I've finished Nan Shepherd's A Living Mountain. I love her sweeping language, totally caught up in her place. As a sweet coincidence, my copy of A Scots Dictionary of Nature by Amanda Thomson has arrived. I knew the author as an artist before I left Scotland, so I was surprised to see there's not a lot of illustrations in the book and they seem to be photographs. But I'm looking forward to rummaging through the book with ideas for writing. I don't write in Scots often, but I love the feel of the words I do use. I mean, curl-doddy for a pine cone just screams 'write a poem about me,' doesn't it?

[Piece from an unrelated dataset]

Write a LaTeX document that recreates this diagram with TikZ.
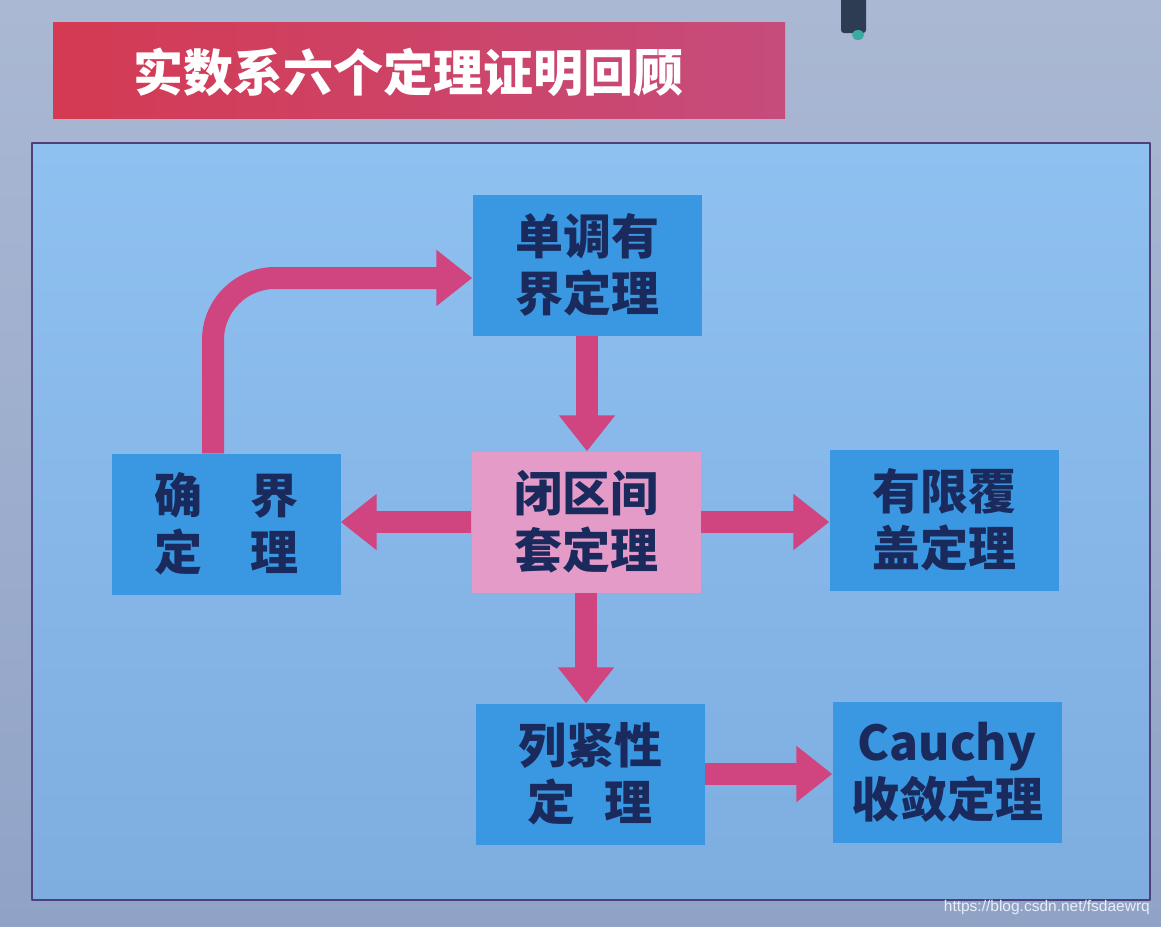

I also ordered Moder Dy/ Mother Wave, a poetry collection by the Shetland writer Roseanne Watt. The poems flit between English and Shetlandic, sometimes as translations, sometimes within the same stanza. I can't wait to have a look tonight when the craziness of home-schooling and kids has passed. I just had to interrupt writing this to help a child understand his math lesson and because another dropped a laptop on her lip?! But even the first poem pulls me in.
The day your mapped your bonhogas
out for me, we saw it
curled like a question mark
at the lip of the hill -
I totally forgot about GloPoWrMo in my last post and didn't get this posted last week, but I have been keeping up on my own. I have written a rough draft of a poem for every day of April. It's become a mini-challenge to myself. Even slightly tipsy on Friday after my writing group Zoom session I pushed myself to write something about the third half of the session which we usually spend in the pub, but we now just break out a glass of wine while online. I haven't gone back and looked at any of the poems after I've posted them in my course's space, but will have a look later and see if there are any worth moving forward.
I don't know why, but I haven't finished many poems this year so far, I have a 'Roughs' file full of half-finished poems, but it's rare that I decide one is good enough to send out to magazines or even just move to a finished file. But the rough drafts keep stacking up.
I'm too unorganised and just want to get this posted.